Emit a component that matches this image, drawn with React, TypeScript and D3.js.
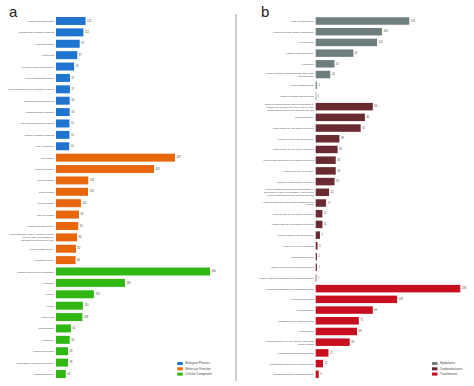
import React from 'react';
import * as d3 from 'd3';

const W = 474;
const H = 386;

// GO annotation (panel a)
const bpTerms = [
  'protein phosphorylation',
  'carbohydrate metabolic process',
  'phosphorylation',
  'proteolysis',
  'cellular oxidant detoxification',
  'protein dephosphorylation',
  'cellular macromolecule metabolic process',
  'oxidation-reduction process',
  'transmembrane transport',
  'fatty acid biosynthetic process',
  'primary metabolic process',
  'DNA integration',
];
const bpCounts = [121, 112, 97, 87, 74, 57, 57, 56, 56, 55, 55, 54];

const mfTerms = [
  'ATP binding',
  'metal ion binding',
  'iron ion binding',
  'heme binding',
  'protein binding',
  'zinc ion binding',
  'monooxygenase activity',
  'oxidoreductase activity, acting on paired\ndonors, with incorporation or\nreduction of molecular oxygen',
  'protein kinase activity',
  'hydrolase activity',
];
const mfCounts = [487, 401, 132, 131, 102, 94, 91, 86, 82, 80];

const ccTerms = [
  'integral component of membrane',
  'cytoplasm',
  'nucleus',
  'cytosol',
  'chloroplast',
  'mitochondrion',
  'membrane',
  'extracellular region',
  'endoplasmic reticulum membrane',
  'plasma membrane',
];
const ccCounts = [630, 282, 155, 110, 108, 61, 56, 49, 49, 40];

const goGroups = ['Biological Process', 'Molecular Function', 'Cellular Component'];

// Enzyme classes (panel b)
const hydTerms = [
  'Acting on ester bonds',
  'Acting on peptide bonds (peptidases)',
  'Glycosylases',
  'Acting on acid anhydrides',
  'Hydrolases',
  'Acting on carbon-nitrogen bonds, other than\npeptide bonds',
  'Acting on ether bonds',
  'Acting on carbon-carbon bonds',
];
const hydCounts = [154, 109, 101, 62, 31, 24, 2, 1];

const oxiTerms = [
  'Acting on paired donors, with incorporation or\nreduction of molecular oxygen. The oxygen\nincorporated need not be derived from O2',
  'Oxidoreductases',
  'Acting on the CH-OH group of donors',
  'Acting on a peroxide as acceptor',
  'Acting on the CH-CH group of donors',
  'Acting on the aldehyde or oxo group of donors',
  'Acting on NADH or NADPH',
  'Acting on a sulfur group of donors',
  'Acting on single donors with incorporation of\nmolecular oxygen (oxygenases). The oxygen\nincorporated need not be derived from O2',
  'Acting on diphenols and related substances as\ndonors',
  'Acting on the CH-NH group of donors',
  'Acting on the CH-NH2 group of donors',
  'Acting on superoxide as acceptor',
  'Acting on CH or CH2 groups',
  'Oxidizing metal ions',
  'Acting on iron-sulfur proteins as donors',
  'Acting on other nitrogenous compounds as donors',
];
const oxiCounts = [94, 81, 74, 39, 36, 33, 33, 31, 22, 17, 11, 11, 7, 3, 2, 2, 1];

const traTerms = [
  'Transferring phosphorus-containing groups',
  'Glycosyltransferases',
  'Acyltransferases',
  'Transferring one-carbon groups',
  'Transferases',
  'Transferring alkyl or aryl groups, other than\nmethyl groups',
  'Transferring nitrogenous groups',
  'Transferring aldehyde or ketonic groups',
  'Transferring sulfur-containing groups',
];
const traCounts = [238, 134, 94, 71, 68, 56, 21, 12, 5];

const ecGroups = ['Hydrolases', 'Oxidoreductases', 'Transferases'];

type Row = { term: string; count: number; group: string };

const toRows = (terms: string[], counts: number[], group: string): Row[] =>
  terms.map((t, i) => ({ term: t, count: counts[i], group }));

const goRows: Row[] = [
  ...toRows(bpTerms, bpCounts, goGroups[0]),
  ...toRows(mfTerms, mfCounts, goGroups[1]),
  ...toRows(ccTerms, ccCounts, goGroups[2]),
];
const ecRows: Row[] = [
  ...toRows(hydTerms, hydCounts, ecGroups[0]),
  ...toRows(oxiTerms, oxiCounts, ecGroups[1]),
  ...toRows(traTerms, traCounts, ecGroups[2]),
];

const goColor = d3.scaleOrdinal<string, string>().domain(goGroups).range(['#1f74d0', '#e8670c', '#2fb712']);
const ecColor = d3.scaleOrdinal<string, string>().domain(ecGroups).range(['#6e7e7f', '#6a2a31', '#c70f1f']);

const FONT = '"Liberation Sans", Arial, sans-serif';

type PanelProps = {
  rows: Row[];
  groups: string[];
  color: d3.ScaleOrdinal<string, string>;
  xStart: number;
  xEnd: number;
  xMax: number;
  yTop: number;
  yBottom: number;
  letter: string;
  letterX: number;
  legendX: number;
};

function Panel({ rows, groups, color, xStart, xEnd, xMax, yTop, yBottom, letter, letterX, legendX }: PanelProps) {
  const x = d3.scaleLinear().domain([0, xMax]).range([xStart, xEnd]);
  const y = d3
    .scaleBand<string>()
    .domain(rows.map((r) => r.term))
    .range([yTop, yBottom])
    .paddingInner(0.3)
    .paddingOuter(0.15);
  const lh = 2.9;
  return (
    <g>
      <text x={letterX} y={17} fontSize={15} fontFamily={FONT} fill="#222">
        {letter}
      </text>
      {rows.map((r) => {
        const yy = y(r.term)!;
        const cy = yy + y.bandwidth() / 2;
        const lines = r.term.split('\n');
        return (
          <g key={r.term}>
            <rect
              x={x(0)}
              y={yy}
              width={Math.max(0.6, x(r.count) - x(0))}
              height={y.bandwidth()}
              fill={color(r.group)}
            />
            <text
              x={x(0) - 2}
              y={cy}
              textAnchor="end"
              dominantBaseline="middle"
              fontSize={2.5}
              fontFamily={FONT}
              fill="#444"
            >
              {lines.map((l, i) => (
                <tspan key={i} x={x(0) - 2} dy={i === 0 ? (-(lines.length - 1) / 2) * lh : lh}>
                  {l}
                </tspan>
              ))}
            </text>
            <text
              x={x(r.count) + 1.5}
              y={cy}
              dominantBaseline="middle"
              fontSize={2.6}
              fontFamily={FONT}
              fill="#444"
            >
              {r.count}
            </text>
          </g>
        );
      })}
      {groups.map((g, i) => (
        <g key={g} transform={`translate(${legendX},${362 + i * 5.3})`}>
          <rect x={0} y={0} width={5.5} height={3} fill={color(g)} />
          <text x={8} y={1.6} dominantBaseline="middle" fontSize={3} fontFamily={FONT} fill="#444">
            {g}
          </text>
        </g>
      ))}
    </g>
  );
}

export default function App() {
  return (
    <svg
      width={W}
      height={H}
      viewBox={`0 0 ${W} ${H}`}
      style={{ position: 'absolute', left: 0, top: 0, background: '#fff' }}
    >
      <rect width={W} height={H} fill="#fff" />
      <line x1={236} x2={236} y1={14} y2={381} stroke="#cfcfcf" strokeWidth={2} />
      <Panel
        rows={goRows}
        groups={goGroups}
        color={goColor}
        xStart={56}
        xEnd={210}
        xMax={630}
        yTop={15.3}
        yBottom={379.7}
        letter="a"
        letterX={9}
        legendX={177.3}
      />
      <Panel
        rows={ecRows}
        groups={ecGroups}
        color={ecColor}
        xStart={315.7}
        xEnd={460.3}
        xMax={238}
        yTop={15.65}
        yBottom={379.65}
        letter="b"
        letterX={261}
        legendX={432}
      />
    </svg>
  );
}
----
# [Required task]
Leave the pictures out, and print every line of the listing exactly as written.

# [Result for this task]
Emit a component that matches this image, drawn with React, TypeScript and D3.js.
import React from 'react';
import * as d3 from 'd3';

const W = 474;
const H = 386;

// GO annotation (panel a)
const bpTerms = [
  'protein phosphorylation',
  'carbohydrate metabolic process',
  'phosphorylation',
  'proteolysis',
  'cellular oxidant detoxification',
  'protein dephosphorylation',
  'cellular macromolecule metabolic process',
  'oxidation-reduction process',
  'transmembrane transport',
  'fatty acid biosynthetic process',
  'primary metabolic process',
  'DNA integration',
];
const bpCounts = [121, 112, 97, 87, 74, 57, 57, 56, 56, 55, 55, 54];

const mfTerms = [
  'ATP binding',
  'metal ion binding',
  'iron ion binding',
  'heme binding',
  'protein binding',
  'zinc ion binding',
  'monooxygenase activity',
  'oxidoreductase activity, acting on paired\ndonors, with incorporation or\nreduction of molecular oxygen',
  'protein kinase activity',
  'hydrolase activity',
];
const mfCounts = [487, 401, 132, 131, 102, 94, 91, 86, 82, 80];

const ccTerms = [
  'integral component of membrane',
  'cytoplasm',
  'nucleus',
  'cytosol',
  'chloroplast',
  'mitochondrion',
  'membrane',
  'extracellular region',
  'endoplasmic reticulum membrane',
  'plasma membrane',
];
const ccCounts = [630, 282, 155, 110, 108, 61, 56, 49, 49, 40];

const goGroups = ['Biological Process', 'Molecular Function', 'Cellular Component'];

// Enzyme classes (panel b)
const hydTerms = [
  'Acting on ester bonds',
  'Acting on peptide bonds (peptidases)',
  'Glycosylases',
  'Acting on acid anhydrides',
  'Hydrolases',
  'Acting on carbon-nitrogen bonds, other than\npeptide bonds',
  'Acting on ether bonds',
  'Acting on carbon-carbon bonds',
];
const hydCounts = [154, 109, 101, 62, 31, 24, 2, 1];

const oxiTerms = [
  'Acting on paired donors, with incorporation or\nreduction of molecular oxygen. The oxygen\nincorporated need not be derived from O2',
  'Oxidoreductases',
  'Acting on the CH-OH group of donors',
  'Acting on a peroxide as acceptor',
  'Acting on the CH-CH group of donors',
  'Acting on the aldehyde or oxo group of donors',
  'Acting on NADH or NADPH',
  'Acting on a sulfur group of donors',
  'Acting on single donors with incorporation of\nmolecular oxygen (oxygenases). The oxygen\nincorporated need not be derived from O2',
  'Acting on diphenols and related substances as\ndonors',
  'Acting on the CH-NH group of donors',
  'Acting on the CH-NH2 group of donors',
  'Acting on superoxide as acceptor',
  'Acting on CH or CH2 groups',
  'Oxidizing metal ions',
  'Acting on iron-sulfur proteins as donors',
  'Acting on other nitrogenous compounds as donors',
];
const oxiCounts = [94, 81, 74, 39, 36, 33, 33, 31, 22, 17, 11, 11, 7, 3, 2, 2, 1];

const traTerms = [
  'Transferring phosphorus-containing groups',
  'Glycosyltransferases',
  'Acyltransferases',
  'Transferring one-carbon groups',
  'Transferases',
  'Transferring alkyl or aryl groups, other than\nmethyl groups',
  'Transferring nitrogenous groups',
  'Transferring aldehyde or ketonic groups',
  'Transferring sulfur-containing groups',
];
const traCounts = [238, 134, 94, 71, 68, 56, 21, 12, 5];

const ecGroups = ['Hydrolases', 'Oxidoreductases', 'Transferases'];

type Row = { term: string; count: number; group: string };

const toRows = (terms: string[], counts: number[], group: string): Row[] =>
  terms.map((t, i) => ({ term: t, count: counts[i], group }));

const goRows: Row[] = [
  ...toRows(bpTerms, bpCounts, goGroups[0]),
  ...toRows(mfTerms, mfCounts, goGroups[1]),
  ...toRows(ccTerms, ccCounts, goGroups[2]),
];
const ecRows: Row[] = [
  ...toRows(hydTerms, hydCounts, ecGroups[0]),
  ...toRows(oxiTerms, oxiCounts, ecGroups[1]),
  ...toRows(traTerms, traCounts, ecGroups[2]),
];

const goColor = d3.scaleOrdinal<string, string>().domain(goGroups).range(['#1f74d0', '#e8670c', '#2fb712']);
const ecColor = d3.scaleOrdinal<string, string>().domain(ecGroups).range(['#6e7e7f', '#6a2a31', '#c70f1f']);

const FONT = '"Liberation Sans", Arial, sans-serif';

type PanelProps = {
  rows: Row[];
  groups: string[];
  color: d3.ScaleOrdinal<string, string>;
  xStart: number;
  xEnd: number;
  xMax: number;
  yTop: number;
  yBottom: number;
  letter: string;
  letterX: number;
  legendX: number;
};

function Panel({ rows, groups, color, xStart, xEnd, xMax, yTop, yBottom, letter, letterX, legendX }: PanelProps) {
  const x = d3.scaleLinear().domain([0, xMax]).range([xStart, xEnd]);
  const y = d3
    .scaleBand<string>()
    .domain(rows.map((r) => r.term))
    .range([yTop, yBottom])
    .paddingInner(0.3)
    .paddingOuter(0.15);
  const lh = 2.9;
  return (
    <g>
      <text x={letterX} y={17} fontSize={15} fontFamily={FONT} fill="#222">
        {letter}
      </text>
      {rows.map((r) => {
        const yy = y(r.term)!;
        const cy = yy + y.bandwidth() / 2;
        const lines = r.term.split('\n');
        return (
          <g key={r.term}>
            <rect
              x={x(0)}
              y={yy}
              width={Math.max(0.6, x(r.count) - x(0))}
              height={y.bandwidth()}
              fill={color(r.group)}
            />
            <text
              x={x(0) - 2}
              y={cy}
              textAnchor="end"
              dominantBaseline="middle"
              fontSize={2.5}
              fontFamily={FONT}
              fill="#444"
            >
              {lines.map((l, i) => (
                <tspan key={i} x={x(0) - 2} dy={i === 0 ? (-(lines.length - 1) / 2) * lh : lh}>
                  {l}
                </tspan>
              ))}
            </text>
            <text
              x={x(r.count) + 1.5}
              y={cy}
              dominantBaseline="middle"
              fontSize={2.6}
              fontFamily={FONT}
              fill="#444"
            >
              {r.count}
            </text>
          </g>
        );
      })}
      {groups.map((g, i) => (
        <g key={g} transform={`translate(${legendX},${362 + i * 5.3})`}>
          <rect x={0} y={0} width={5.5} height={3} fill={color(g)} />
          <text x={8} y={1.6} dominantBaseline="middle" fontSize={3} fontFamily={FONT} fill="#444">
            {g}
          </text>
        </g>
      ))}
    </g>
  );
}

export default function App() {
  return (
    <svg
      width={W}
      height={H}
      viewBox={`0 0 ${W} ${H}`}
      style={{ position: 'absolute', left: 0, top: 0, background: '#fff' }}
    >
      <rect width={W} height={H} fill="#fff" />
      <line x1={236} x2={236} y1={14} y2={381} stroke="#cfcfcf" strokeWidth={2} />
      <Panel
        rows={goRows}
        groups={goGroups}
        color={goColor}
        xStart={56}
        xEnd={210}
        xMax={630}
        yTop={15.3}
        yBottom={379.7}
        letter="a"
        letterX={9}
        legendX={177.3}
      />
      <Panel
        rows={ecRows}
        groups={ecGroups}
        color={ecColor}
        xStart={315.7}
        xEnd={460.3}
        xMax={238}
        yTop={15.65}
        yBottom={379.65}
        letter="b"
        letterX={261}
        legendX={432}
      />
    </svg>
  );
}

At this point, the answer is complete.